From the Fraser Institute
By Julio Mejía and Elmira Aliakbari
At the federal level, the Carney government should scrap several Trudeau-era policies including Bill C-69 (which introduced vague criteria into energy project assessments including the effects on the “intersection of sex and gender with other identity factors”)
The Eby government has left the door (slightly) open to Alberta’s proposed pipeline to the British Columbia’s northern coast. Premier David Eby said he isn’t opposed to a new pipeline that would expand access to Asian markets—but he does not want government to pay for it. That’s a fair condition. But to attract private investment for pipelines and other projects, both the Eby government and the Carney government must reform the regulatory environment.
First, some background.
Trump’s tariffs against Canadian products underscore the risks of heavily relying on the United States as the primary destination for our oil and gas—Canada’s main exports. In 2024, nearly 96 per cent of oil exports and virtually all natural gas exports went to our southern neighbour. Clearly, Canada must diversify our energy export markets. Expanded pipelines to transport oil and gas, mostly produced in the Prairies, to coastal terminals would allow Canada’s energy sector to find new customers in Asia and Europe and become less reliant on the U.S. In fact, following the completion of the Trans Mountain Pipeline expansion between Alberta and B.C. in May 2024, exports to non-U.S. destinations increased by almost 60 per cent.

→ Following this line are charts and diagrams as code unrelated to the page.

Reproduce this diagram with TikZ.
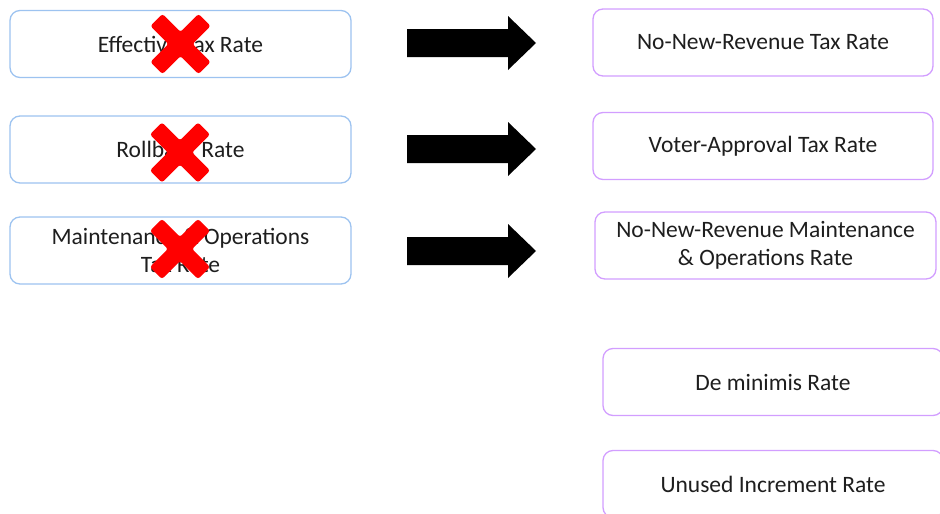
\documentclass[tikz,border=0pt]{standalone}
\usepackage{fontspec}
\setmainfont{Carlito}
\definecolor{lblue}{HTML}{9DC3F0}
\definecolor{lpurple}{HTML}{D29EFF}
\definecolor{txt}{HTML}{1E1E1E}
\definecolor{xred}{HTML}{FF0000}
\tikzset{
  box/.style={draw, line width=1.3pt, rounded corners=10pt, fill=white, text=txt,
    align=center, inner sep=0pt, font=\fontsize{23.5}{28.5}\selectfont},
  lbox/.style={box, draw=lblue, minimum width=341pt, minimum height=67pt},
  rbox/.style={box, draw=lpurple, minimum width=340pt, minimum height=67pt},
  blockarrow/.style={fill=black},
  redx/.pic={\fill[xred, rounded corners=2.5pt, rotate=45]
    (34,8.5) -- (8.5,8.5) -- (8.5,34) -- (-8.5,34) -- (-8.5,8.5) -- (-34,8.5) --
    (-34,-8.5) -- (-8.5,-8.5) -- (-8.5,-34) -- (8.5,-34) -- (8.5,-8.5) -- (34,-8.5) -- cycle;}
}
\begin{document}
\begin{tikzpicture}[x=1pt,y=-1pt]
\useasboundingbox (0,0) rectangle (940,514);
\clip (0,0) rectangle (940,514);
% left boxes
\node[lbox] (l1) at (180.5,44) {Effective Tax Rate};
\node[lbox] (l2) at (180.5,149.5) {Rollback Rate};
\node[lbox] (l3) at (180.5,250.5) {Maintenance \& Operations\\Tax Rate};
% right boxes
\node[rbox] (r1) at (763,42.5) {No-New-Revenue Tax Rate};
\node[rbox] (r2) at (763,146) {Voter-Approval Tax Rate};
\node[rbox, minimum width=341pt] (r3) at (765.5,245.5) {No-New-Revenue Maintenance\\\& Operations Rate};
\node[rbox] (r4) at (773,382) {De minimis Rate};
\node[rbox] (r5) at (773,484) {Unused Increment Rate};
% red crosses
\pic at (180.5,44) {redx};
\pic at (180,152.5) {redx};
\pic at (180,249) {redx};
% block arrows
\foreach \n/\yy in {a1/43, a2/149, a3/251}{
  \coordinate (\n) at (407,\yy);
  \fill[blockarrow] (\n) ++(0,-14) -- ++(101,0) -- ++(0,-13) -- ++(28,27) -- ++(-28,27)
    -- ++(0,-13) -- ++(-101,0) -- cycle;
}
\end{tikzpicture}
\end{document}
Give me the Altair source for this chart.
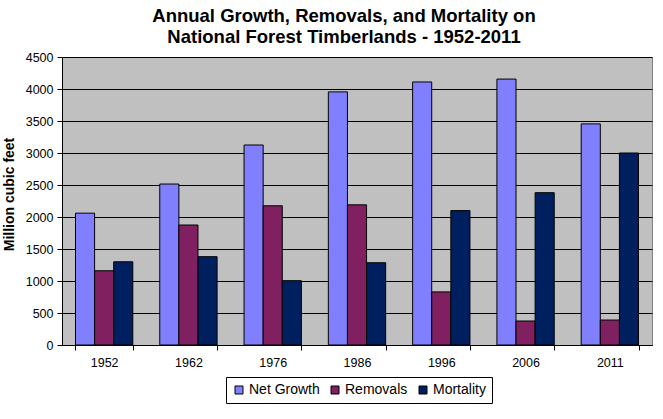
import altair as alt
import pandas as pd

years = ["1952", "1962", "1976", "1986", "1996", "2006", "2011"]
series = ["Net Growth", "Removals", "Mortality"]
net_growth = [2060, 2515, 3125, 3955, 4110, 4155, 3455]
removals = [1160, 1875, 2175, 2190, 830, 375, 390]
mortality = [1300, 1380, 1005, 1285, 2100, 2380, 3000]
colors = ["#8080FF", "#802060", "#001F5F"]

rows = []
for name, vals in zip(series, [net_growth, removals, mortality]):
    for yr, v in zip(years, vals):
        rows.append({"year": yr, "series": name, "value": v})
df = pd.DataFrame(rows)

FONT = "Liberation Sans"

chart = (
    alt.Chart(df)
    .mark_bar(stroke="black", strokeWidth=1)
    .encode(
        x=alt.X(
            "year:N",
            sort=years,
            title=None,
            scale=alt.Scale(paddingInner=0.32, paddingOuter=0.16),
            axis=alt.Axis(
                labelAngle=0,
                labelFontSize=12.5,
                labelColor="black",
                labelPadding=6,
                tickBand="extent",
                tickColor="black",
                tickSize=5,
                domainColor="black",
                grid=False,
            ),
        ),
        xOffset=alt.XOffset("series:N", sort=series),
        y=alt.Y(
            "value:Q",
            title="Million cubic feet",
            scale=alt.Scale(domain=[0, 4500], nice=False),
            axis=alt.Axis(
                values=list(range(0, 4501, 500)),
                format="d",
                labelFontSize=12.5,
                labelColor="black",
                labelPadding=4,
                tickColor="black",
                tickSize=5,
                domainColor="black",
                grid=True,
                gridColor="black",
                gridOpacity=1,
                titleFontSize=14,
                titleFontWeight="bold",
                titleColor="black",
                titleX=-46,
                titleY=137,
            ),
        ),
        color=alt.Color(
            "series:N",
            sort=series,
            scale=alt.Scale(domain=series, range=colors),
            legend=alt.Legend(
                title=None,
                orient="none",
                direction="horizontal",
                legendX=164,
                legendY=320,
                symbolType="square",
                symbolSize=64,
                symbolStrokeColor="black",
                symbolStrokeWidth=1,
                symbolOpacity=1,
                labelFontSize=14,
                labelColor="black",
                labelOffset=3,
                columnPadding=8,
                padding=6,
                strokeColor="black",
                fillColor="white",
            ),
        ),
    )
    .properties(
        width=590,
        height=288,
        autosize=alt.AutoSizeParams(type="none"),
        padding={"left": 62, "top": 57, "right": 11, "bottom": 74},
        title=alt.TitleParams(
            text=["Annual Growth, Removals, and Mortality on", "National Forest Timberlands - 1952-2011"],
            fontSize=18.5,
            fontWeight="bold",
            color="black",
            anchor="middle",
            dx=-13,
            offset=5,
            lineHeight=21,
        ),
    )
    .configure(font=FONT, background="white")
    .configure_view(fill="#C0C0C0", stroke="#808080", strokeWidth=1)
)

chart.save("out.html", embed_options={"renderer": "svg", "actions": False})
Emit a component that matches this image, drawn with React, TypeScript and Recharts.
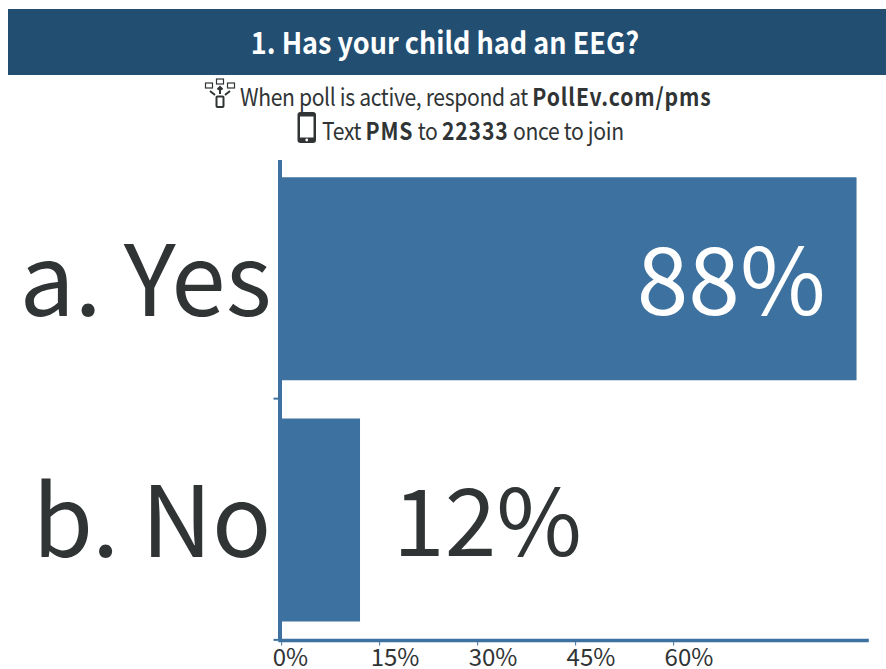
import { Bar, BarChart, LabelList, XAxis, YAxis } from "recharts";

const AXIS_BLUE = "#3d72a0";
const HEADER_BLUE = "#224e72";
const INK = "#303435";
const FONT = '"Noto Sans CJK SC", "Noto Sans", sans-serif';

const answers = ["a. Yes", "b. No"];
const shares = [88, 12];
const percentTicks = [0, 15, 30, 45, 60];

const rows = answers.map((answer, i) => ({ answer, share: shares[i] }));

const BAND = 240;

function AnswerTick({ x, y, payload }: any) {
  return (
    <g>
      <line x1={x - 2} x2={x - 6.5} y1={y + BAND / 2} y2={y + BAND / 2} stroke={AXIS_BLUE} strokeWidth={2} />
      <text x={271.5} y={y + 37} textAnchor="end" fontFamily={FONT} fontSize={98} fill={INK}>
        {payload.value}
      </text>
    </g>
  );
}

function PercentTick({ x, y, payload }: any) {
  return (
    <text x={x - 9} y={y + 18} textAnchor="start" fontFamily={FONT} fontSize={24} fill={INK}>
      {payload.value}%
    </text>
  );
}

// Big share figure: inside the bar when it fits, otherwise just past its end
function ShareLabel({ x, y, width, height, value }: any) {
  const inside = value > 50;
  return (
    <text
      x={inside ? x + width - 31 : x + width + 33}
      y={y + height / 2 + 36}
      textAnchor={inside ? "end" : "start"}
      fontFamily={FONT}
      fontSize={93}
      fill={inside ? "#ffffff" : INK}
    >
      {value}%
    </text>
  );
}

function PollIcon() {
  return (
    <svg width={32} height={30} viewBox="0 0 32 30" style={{ position: "absolute", left: 204, top: 78 }}>
      <g fill="none" stroke={INK} strokeWidth={1.2}>
        <rect x={1.5} y={5} width={7} height={5} />
        <rect x={12.5} y={1} width={7} height={5} />
        <rect x={23.5} y={5} width={7} height={5} />
      </g>
      <rect x={12.5} y={18.5} width={7} height={10.5} rx={1} fill="none" stroke={INK} strokeWidth={2} />
      <path d="M16 9v7M13.5 11.5l2.5-2.5 2.5 2.5M6 13l5 4M26 13l-5 4" fill="none" stroke={INK} strokeWidth={2} />
    </svg>
  );
}

function PhoneIcon() {
  return (
    <svg width={20} height={31} viewBox="0 0 20 31" style={{ position: "absolute", left: 296.5, top: 112 }}>
      <rect x={0.5} y={0} width={18.5} height={31} rx={3} fill={INK} />
      <rect x={3} y={4.5} width={13.5} height={21} fill="#fff" />
      <circle cx={9.75} cy={28} r={1.4} fill="#fff" />
    </svg>
  );
}

// The poll instructions are set in a slightly condensed width
const instructionLine = {
  position: "absolute",
  whiteSpace: "nowrap",
  fontFamily: FONT,
  fontSize: 24,
  lineHeight: "30px",
  letterSpacing: -0.4,
  color: INK,
  transform: "scaleX(0.88)",
  transformOrigin: "left center",
} as const;

const strongWord = { letterSpacing: 1 };

export default function App() {
  return (
    <div style={{ position: "absolute", left: 0, top: 0, width: 886, height: 669, overflow: "hidden", background: "#fff" }}>
      <div
        style={{
          position: "absolute",
          left: 8,
          top: 9,
          width: 878,
          height: 66,
          background: HEADER_BLUE,
          color: "#fff",
          fontFamily: FONT,
          fontWeight: 700,
          fontSize: 30,
          lineHeight: "64px",
          textAlign: "center",
        }}
      >
        <div style={{ transform: "scaleX(0.9)", marginLeft: -4 }}>1. Has your child had an EEG?</div>
      </div>
      <PollIcon />
      <div style={{ ...instructionLine, left: 240, top: 81 }}>
        When poll is active, respond at <b style={strongWord}>PollEv.com/pms</b>
      </div>
      <PhoneIcon />
      <div style={{ ...instructionLine, left: 322, top: 115 }}>
        Text <b style={strongWord}>PMS</b> to <b style={strongWord}>22333</b> once to join
      </div>
      <div style={{ position: "absolute", left: 0, top: 0 }}>
        <BarChart
          width={886}
          height={669}
          data={rows}
          layout="vertical"
          barCategoryGap="8%"
          margin={{ top: 158, right: 19, bottom: 0, left: 0 }}
        >
          <XAxis
            type="number"
            domain={[-0.25, 89.6]}
            ticks={percentTicks}
            height={28.5}
            allowDataOverflow
            axisLine={{ stroke: AXIS_BLUE, strokeWidth: 3.6, strokeLinecap: "square" }}
            tickLine={{ stroke: AXIS_BLUE, strokeWidth: 1 }}
            tickSize={5}
            tick={<PercentTick />}
          />
          <YAxis
            type="category"
            dataKey="answer"
            width={280}
            axisLine={{ stroke: AXIS_BLUE, strokeWidth: 4, strokeDasharray: "0 2 999" }}
            tickLine={false}
            tickSize={0}
            tickMargin={0}
            tick={<AnswerTick />}
          />
          <Bar dataKey="share" fill={AXIS_BLUE} isAnimationActive={false}>
            <LabelList dataKey="share" content={<ShareLabel />} />
          </Bar>
        </BarChart>
      </div>
    </div>
  );
}
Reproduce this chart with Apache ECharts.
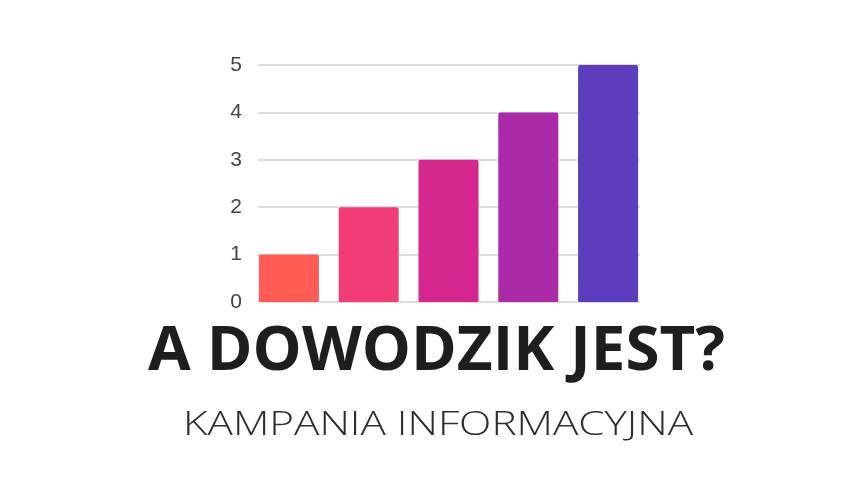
<!DOCTYPE html>
<html><head><meta charset="utf-8">
<script src="https://cdn.jsdelivr.net/npm/echarts@6/dist/echarts.min.js"></script>
<style>html,body{margin:0;padding:0;background:#fff}#c{width:862px;height:483px}</style>
</head><body><div id="c"></div>
<script>
const categories = ['1', '2', '3', '4', '5'];
const values = [1, 2, 3, 4, 5];
const barColors = ['#FF5C55', '#F13C76', '#D6278F', '#AA2AA8', '#5E3CBE'];
const yTicks = [0, 1, 2, 3, 4, 5];
const titleText = 'A DOWODZIK JEST?';
const subtitleText = 'KAMPANIA INFORMACYJNA';

const titleFont = '700 61px "Open Sans"';
const subFont = '300 33px "Open Sans"';
function measure(font, text) {
  const ctx = document.createElement('canvas').getContext('2d');
  ctx.font = font;
  return ctx.measureText(text).width;
}

function draw() {
  const titleScale = 577 / measure(titleFont, titleText);
  const subScale = 510 / measure(subFont, subtitleText);
  const chart = echarts.init(document.getElementById('c'));
  chart.setOption({
    backgroundColor: '#fff',
    animation: false,
    graphic: [
      { type: 'text', x: 148, y: 322, scaleX: titleScale, originX: 0, originY: 0,
        style: { text: titleText, font: titleFont, fill: '#1e1e1e', verticalAlign: 'top', align: 'left' } },
      { type: 'text', x: 183, y: 409, scaleX: subScale, originX: 0, originY: 0,
        style: { text: subtitleText, font: subFont, fill: '#2e2e2e', verticalAlign: 'top', align: 'left' } }
    ],
    grid: [
      { left: 249, right: 214, top: 65, bottom: 181 },
      { left: 258, right: 222, top: 65, bottom: 181 }
    ],
    xAxis: [
      { type: 'category', gridIndex: 0, data: categories, show: false },
      { type: 'category', gridIndex: 1, data: categories, show: false }
    ],
    yAxis: [
      { type: 'value', gridIndex: 0, min: 0, max: 5, interval: 1, show: false },
      { type: 'value', gridIndex: 1, min: yTicks[0], max: yTicks[yTicks.length - 1], interval: 1,
        axisLine: { show: false }, axisTick: { show: false },
        axisLabel: { color: '#444', fontSize: 21, fontFamily: 'Liberation Sans', margin: 16 },
        splitLine: { lineStyle: { color: '#d0d0d0', width: 1.5 } } }
    ],
    series: [{
      type: 'bar', xAxisIndex: 0, yAxisIndex: 0, barWidth: 60, z: 3,
      data: values.map((v, i) => ({ value: v, itemStyle: { color: barColors[i], borderRadius: [2, 2, 1, 1] } }))
    }]
  });
}
if (document.fonts && document.fonts.load) {
  Promise.all([document.fonts.load(titleFont), document.fonts.load(subFont)]).then(draw, draw);
} else { draw(); }
</script></body></html>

However, Canada’s uncompetitive regulatory environment continues to create uncertainty and deter investment in the energy sector. According to a 2023 survey of oil and gas investors, 68 per cent of respondents said uncertainty over environmental regulations deters investment in Canada compared to only 41 per cent of respondents for the U.S. And 59 per cent said the cost of regulatory compliance deters investment compared to 42 per cent in the U.S.
When looking at B.C. specifically, investor perceptions are even worse. Nearly 93 per cent of respondents for the province said uncertainty over environmental regulations deters investment while 92 per cent of respondents said uncertainty over protected lands deters investment. Among all Canadian jurisdictions included in the survey, investors said B.C. has the greatest barriers to investment.
How can policymakers help make B.C. more attractive to investment?
At the federal level, the Carney government should scrap several Trudeau-era policies including Bill C-69 (which introduced vague criteria into energy project assessments including the effects on the “intersection of sex and gender with other identity factors”), Bill C-48 (which effectively banned large oil tankers off B.C.’s northern coast, limiting access to Asian markets), and the proposed cap on greenhouse gas (GHG) emissions in the oil and gas sector (which will likely lead to a reduction in oil and gas production, decreasing the need for new infrastructure and, in turn, deterring investment in the energy sector).
At the provincial level, the Eby government should abandon its latest GHG reduction targets, which discourage investment in the energy sector. Indeed, in 2023 provincial regulators rejected a proposal from FortisBC, the province’s main natural gas provider, because it did not align with the Eby government’s emission-reduction targets.
Premier Eby is right—private investment should develop energy infrastructure. But to attract that investment, the province must have clear, predictable and competitive regulations, which balance environmental protection with the need for investment, jobs and widespread prosperity. To make B.C. and Canada a more appealing destination for investment, both federal and provincial governments must remove the regulatory barriers that keep capital away.